Follow these steps to properly size conductors:
- Calculate the line current using this calculator
- Apply NEC derating factors for ambient temperature and conduit fill
- For continuous loads, multiply by 125% (NEC 210.19(A)(1))
- Select a conductor with ampacity equal to or greater than the adjusted current
- Verify voltage drop is within acceptable limits (typically 3% or less)
Example: For a 100A calculated load (continuous), you need:
100A × 1.25 = 125A minimum conductor ampacity
At 75°C, this would require 1 AWG copper or 1/0 aluminum
Can I use this calculator for single-phase systems?
No, this calculator is specifically designed for balanced three-phase systems. For single-phase calculations, you would use:
I = P / (V × PF × η)
Key differences:
- No √3 factor in the denominator
- Voltage is line-to-neutral (120V, 240V typical)

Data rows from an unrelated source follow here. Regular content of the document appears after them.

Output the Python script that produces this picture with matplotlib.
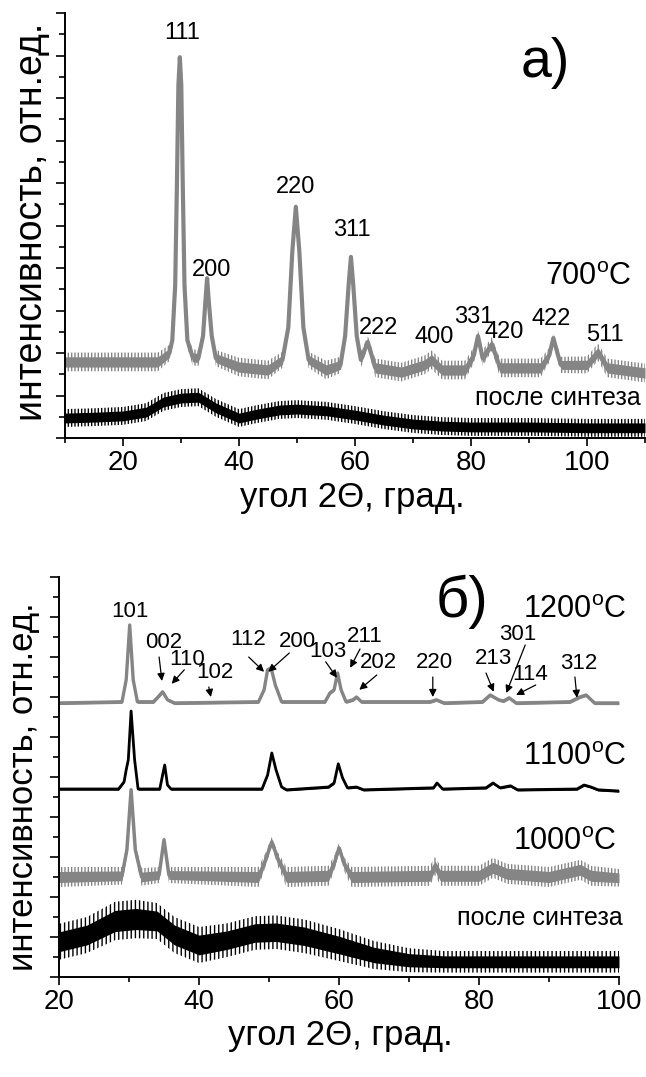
import matplotlib
matplotlib.use("Agg")
import matplotlib.pyplot as plt
import numpy as np
from matplotlib.ticker import MultipleLocator

plt.rcParams['font.family'] = ['Liberation Sans', 'DejaVu Sans']
plt.rcParams['mathtext.fontset'] = 'custom'
plt.rcParams['mathtext.rm'] = 'Liberation Sans'
plt.rcParams['hatch.linewidth'] = 1.0

GRAY = '#858585'

# ---------------- data: panel a) ----------------
a_700_x = [10, 20, 26, 28, 28.5, 29.0, 29.3, 29.55, 29.8, 30.05, 30.3, 30.6, 31.1, 32, 33, 33.8, 34.2, 34.5, 34.8,
           35.3, 36, 40, 45, 47.5, 48.5, 49.2, 49.8, 50.4, 51.1, 52, 55, 57.5, 58.3, 58.9, 59.3, 59.7, 60.3, 61,
           62.2, 63.5, 68, 72, 73.2, 75, 79, 80.5, 81.2, 82, 83.6, 85, 92, 93.5, 94.2, 95, 95.5, 100, 101.9, 103.5,
           110]
a_700_y = [1.79, 1.79, 1.79, 2.0, 2.3, 3.6, 6.0, 8.3, 8.96, 8.3, 6.0, 3.6, 2.3, 1.9, 1.88, 2.4, 3.2, 3.76, 3.2,
           2.4, 1.88, 1.67, 1.60, 1.84, 2.6, 4.4, 5.44, 4.4, 2.6, 1.84, 1.60, 1.72, 2.4, 3.6, 4.26, 3.6, 2.4, 1.84,
           2.26, 1.65, 1.55, 1.72, 1.84, 1.60, 1.60, 1.95, 2.40, 1.88, 2.21, 1.65, 1.65, 1.95, 2.35, 1.95, 1.72,
           1.72, 2.02, 1.65, 1.53]
a_700_noise = [0.22, 0.22, 0.22, 0.19, 0.17, 0.14, 0.1, 0.07, 0.05, 0.07, 0.1, 0.14, 0.17, 0.19, 0.19, 0.16, 0.1,
               0.07, 0.1, 0.16, 0.19, 0.22, 0.22, 0.19, 0.16, 0.1, 0.07, 0.1, 0.16, 0.19, 0.22, 0.19, 0.14, 0.1, 0.07,
               0.1, 0.14, 0.19, 0.14, 0.22, 0.22, 0.22, 0.22, 0.22, 0.22, 0.19, 0.14, 0.19, 0.16, 0.22, 0.22, 0.17,
               0.14, 0.17, 0.19, 0.2, 0.2, 0.22, 0.22]

a_syn_x = [10, 15, 20, 24, 27, 30, 33, 36, 40, 43, 47, 50, 55, 60, 65, 70, 75, 80, 90, 100, 110]
a_syn_y = [0.47, 0.49, 0.52, 0.61, 0.85, 0.94, 0.96, 0.71, 0.47, 0.56, 0.66, 0.68, 0.64, 0.54, 0.42, 0.33,
           0.28, 0.26, 0.26, 0.24, 0.24]
a_syn_noise = [0.21] * len(a_syn_x)

a_hkl = ['111', '200', '220', '311', '222', '400', '331', '420', '422', '511']
a_hkl_x = [30.2, 35.3, 49.7, 59.5, 64.1, 73.6, 80.5, 85.7, 93.8, 103.1]
a_hkl_y = [9.53, 3.95, 5.91, 4.89, 2.59, 2.38, 2.85, 2.49, 2.80, 2.42]

# ---------------- data: panel б) ----------------
b_1200_x = [20, 29, 29.6, 30.1, 30.6, 31.2, 33.5, 34.3, 34.8, 35.5, 36.5, 48.5, 49.3, 49.8, 50.3, 50.9, 51.8,
            58, 58.7, 59.3, 59.8, 60.3, 61, 62, 62.5, 63.2, 73, 73.9, 75, 80.5, 81.6, 82.8, 83.5, 84.3, 85.3,
            93, 94.4, 95.3, 96.5, 100]
b_1200_y = [6.85, 6.88, 7.43, 8.8, 7.43, 6.88, 6.88, 7.03, 7.13, 6.93, 6.85, 6.88, 7.18, 7.68, 7.73, 7.3, 6.88,
            6.88, 7.1, 7.18, 7.6, 7.18, 6.88, 6.93, 7.0, 6.88, 6.88, 6.93, 6.85, 6.88, 7.05, 6.93, 6.9, 6.98, 6.85,
            6.88, 7.0, 7.05, 6.85, 6.85]
b_1200_noise = [0.04] * len(b_1200_x)

b_1100_x = [20, 28.5, 29.3, 29.6, 29.9, 30.3, 30.8, 31.3, 34.4, 34.8, 35.1, 35.5, 36, 49, 49.8, 50.4, 51, 51.8,
            52.5, 58.5, 59.3, 59.9, 60.5, 61.2, 62.5, 63.5, 73.5, 74, 74.8, 81, 82, 83, 84.5, 85.5, 94, 95, 96,
            97, 100]
b_1100_y = [4.7, 4.7, 4.88, 5.18, 5.43, 6.65, 5.43, 4.7, 4.7, 5.05, 5.3, 4.8, 4.7, 4.7, 5.05, 5.6, 5.18, 4.75,
            4.68, 4.75, 4.85, 5.33, 4.98, 4.73, 4.75, 4.68, 4.73, 4.85, 4.7, 4.73, 4.85, 4.73, 4.78, 4.68, 4.7, 4.8,
            4.75, 4.68, 4.65]
b_1100_noise = [0.03] * len(b_1100_x)

b_1000_x = [20, 29, 29.7, 30.3, 30.9, 31.8, 34.3, 35, 35.7, 48.5, 49.5, 50.4, 51.3, 52.5, 58.5, 59.4, 60, 60.8,
            61.8, 73, 73.7, 74.5, 80, 82, 84, 90, 94.5, 96, 100]
b_1000_y = [2.5, 2.53, 3.18, 4.68, 3.18, 2.5, 2.55, 3.43, 2.55, 2.5, 2.93, 3.38, 2.93, 2.5, 2.53, 2.88, 3.23, 2.8,
            2.5, 2.53, 2.78, 2.53, 2.53, 2.73, 2.58, 2.5, 2.68, 2.53, 2.48]
b_1000_noise = [0.25, 0.22, 0.15, 0.08, 0.15, 0.22, 0.2, 0.1, 0.2, 0.25, 0.18, 0.12, 0.18, 0.25, 0.25, 0.18, 0.12,
                0.18, 0.25, 0.25, 0.22, 0.25, 0.25, 0.25, 0.25, 0.25, 0.25, 0.25, 0.22]

b_syn_x = [20, 24, 28, 31, 34, 36.5, 40, 44, 48, 51, 55, 60, 65, 70, 75, 80, 90, 100]
b_syn_y = [0.88, 1.05, 1.4, 1.45, 1.4, 1.05, 0.8, 0.92, 1.1, 1.12, 1.02, 0.8, 0.55, 0.42, 0.38, 0.38, 0.38, 0.38]
b_syn_noise = [0.45, 0.45, 0.48, 0.48, 0.45, 0.45, 0.45, 0.42, 0.42, 0.42, 0.42, 0.4, 0.35, 0.3, 0.27, 0.27, 0.27, 0.27]

b_hkl = ['101', '002', '110', '102', '112', '200', '103', '211', '202', '220', '213', '301', '114', '312']
b_hkl_x = [30.1, 34.9, 38.3, 42.3, 47.0, 54.0, 58.4, 63.7, 65.6, 73.7, 82.0, 85.6, 87.3, 94.3]
b_hkl_y = [9.13, 8.35, 7.93, 7.6, 8.43, 8.38, 8.13, 8.5, 7.85, 7.85, 7.95, 8.55, 7.55, 7.83]
# arrows: (tail x, tail y, head x, head y); None for no arrow
b_arrows = [None,
            (34.3, 8.0, 34.7, 7.4),
            (37.9, 7.68, 36.1, 7.33),
            (41.4, 7.25, 41.7, 7.0),
            (47.1, 8.0, 49.3, 7.63),
            (52.9, 8.1, 49.9, 7.63),
            (58.1, 7.88, 59.7, 7.48),
            (63.0, 8.2, 61.6, 7.73),
            (65.4, 7.55, 62.9, 7.18),
            (73.4, 7.5, 73.4, 7.0),
            (81.0, 7.6, 82.1, 7.13),
            (86.6, 8.3, 83.9, 7.1),
            (88.1, 7.3, 85.3, 7.05),
            (93.7, 7.5, 94.0, 6.98)]

# ---------------- figure ----------------
fig = plt.figure(figsize=(6.46, 10.77), dpi=100)
axA = fig.add_axes([65 / 646, 1 - 438 / 1077, (645 - 65) / 646, (438 - 13) / 1077])
axB = fig.add_axes([59 / 646, 1 - 977 / 1077, (619 - 59) / 646, (977 - 577) / 1077])


def band(ax, x, y, n, color, lw, hatch=None):
    x = np.asarray(x, float)
    y = np.asarray(y, float)
    n = np.asarray(n, float)
    if hatch:
        # noisy fringe drawn as fine vertical hatching, solid core inside
        ax.fill_between(x, y - n, y + n, facecolor='none', edgecolor=color, hatch=hatch, lw=0)
        ax.fill_between(x, y - 0.55 * n, y + 0.55 * n, color=color, lw=0)
    else:
        ax.fill_between(x, y - n, y + n, color=color, lw=0)
    ax.plot(x, y, color=color, lw=lw, solid_joinstyle='round')


band(axA, a_syn_x, a_syn_y, a_syn_noise, 'black', 1.5, hatch='|||||')
band(axA, a_700_x, a_700_y, a_700_noise, GRAY, 3.0, hatch='|||||')

band(axB, b_syn_x, b_syn_y, b_syn_noise, 'black', 1.5, hatch='||||')
band(axB, b_1000_x, b_1000_y, b_1000_noise, GRAY, 2.5, hatch='|||||')
band(axB, b_1100_x, b_1100_y, b_1100_noise, 'black', 2.0)
band(axB, b_1200_x, b_1200_y, b_1200_noise, GRAY, 2.4)

for ax, xl, in ((axA, (10, 110)), (axB, (20, 100))):
    ax.set_xlim(*xl)
    ax.set_ylim(0, 10)
    ax.spines['top'].set_visible(False)
    ax.spines['right'].set_visible(False)
    for s in ('left', 'bottom'):
        ax.spines[s].set_linewidth(1.4)
    ax.xaxis.set_major_locator(MultipleLocator(20))
    ax.xaxis.set_minor_locator(MultipleLocator(10))
    ax.yaxis.set_major_locator(MultipleLocator(1))
    ax.yaxis.set_minor_locator(MultipleLocator(0.5))
    ax.tick_params(axis='x', which='major', direction='out', length=5.5, width=1.2, labelsize=20, pad=3)
    ax.tick_params(axis='x', which='minor', direction='out', length=3.5, width=1.2)
    ax.tick_params(axis='y', which='major', direction='out', length=6.5, width=1.2, labelleft=False)
    ax.tick_params(axis='y', which='minor', direction='out', length=4, width=1.2)
    ax.set_facecolor('none')

axA.set_xticks([20, 40, 60, 80, 100])
axA.set_xticks([10, 30, 50, 70, 90, 110], minor=True)

# labels panel a
for t, x, y in zip(a_hkl, a_hkl_x, a_hkl_y):
    axA.text(x, y, t, ha='center', va='center', fontsize=17)
axA.text(100.2, 3.79, '700$^{\\rm o}$C', ha='center', va='center', fontsize=22)
axA.text(95.0, 0.94, 'после синтеза', ha='center', va='center', fontsize=18)
axA.text(92.8, 8.82, 'а)', ha='center', va='center', fontsize=40)

# labels panel б
for t, x, y, ar in zip(b_hkl, b_hkl_x, b_hkl_y, b_arrows):
    axB.text(x, y, t, ha='center', va='center', fontsize=16)
    if ar is not None:
        axB.annotate('', xy=(ar[2], ar[3]), xytext=(ar[0], ar[1]),
                     arrowprops=dict(arrowstyle='-|>', lw=0.9, color='black',
                                     mutation_scale=11, shrinkA=0, shrinkB=0))
axB.text(93.7, 9.18, '1200$^{\\rm o}$C', ha='center', va='center', fontsize=22)
axB.text(93.7, 5.5, '1100$^{\\rm o}$C', ha='center', va='center', fontsize=22)
axB.text(92.3, 3.38, '1000$^{\\rm o}$C', ha='center', va='center', fontsize=22)
axB.text(88.7, 1.48, 'после синтеза', ha='center', va='center', fontsize=18)
axB.text(77.6, 9.38, 'б)', ha='center', va='center', fontsize=42)

# axis titles
fig.text(352 / 646, 1 - 498 / 1077, 'угол 2Θ, град.', ha='center', va='center', fontsize=25)
fig.text(340 / 646, 1 - 1036 / 1077, 'угол 2Θ, град.', ha='center', va='center', fontsize=25)
fig.text(32 / 646, 1 - 222 / 1077, 'интенсивность, отн.ед.', ha='center', va='center', fontsize=27, rotation=90)
fig.text(24 / 646, 1 - 787 / 1077, 'интенсивность, отн.ед.', ha='center', va='center', fontsize=25, rotation=90)

fig.savefig('out.png', dpi=100, facecolor='white')
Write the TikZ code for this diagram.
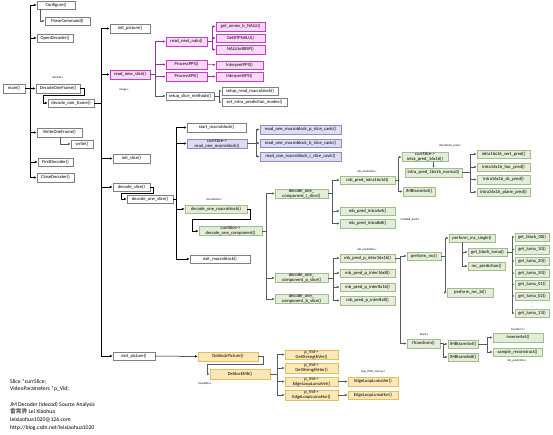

- Only two conductors (hot and neutral) instead of three
For single-phase applications, the current will be higher than three-phase for the same power level due to the absence of the √3 factor.
What safety precautions should I take when working with three-phase systems?
Three-phase systems present significant electrical hazards. Always:
- Follow lockout/tagout procedures before working on live equipment
- Use properly rated personal protective equipment (PPE)
- Verify voltage absence with a qualified voltage tester
- Never work alone on high-voltage systems
- Ensure proper grounding of all equipment
- Use insulated tools rated for the system voltage
- Follow all applicable OSHA electrical safety standards
For comprehensive electrical safety guidelines, refer to the OSHA electrical safety standards.
How does motor efficiency affect the line current calculation?
Motor efficiency (η) accounts for the losses within the motor that convert some input power to heat rather than useful work. The relationship is:
Input Power = Output Power / Efficiency
Since line current is based on input power, lower efficiency means:
- Higher input power required for the same output
- Increased line current
- More heat generation in conductors
- Higher energy costs
Example: A 50 kW motor at 90% efficiency requires 55.56 kW input, while the same motor at 95% efficiency only needs 52.63 kW input – a 5.3% reduction in current.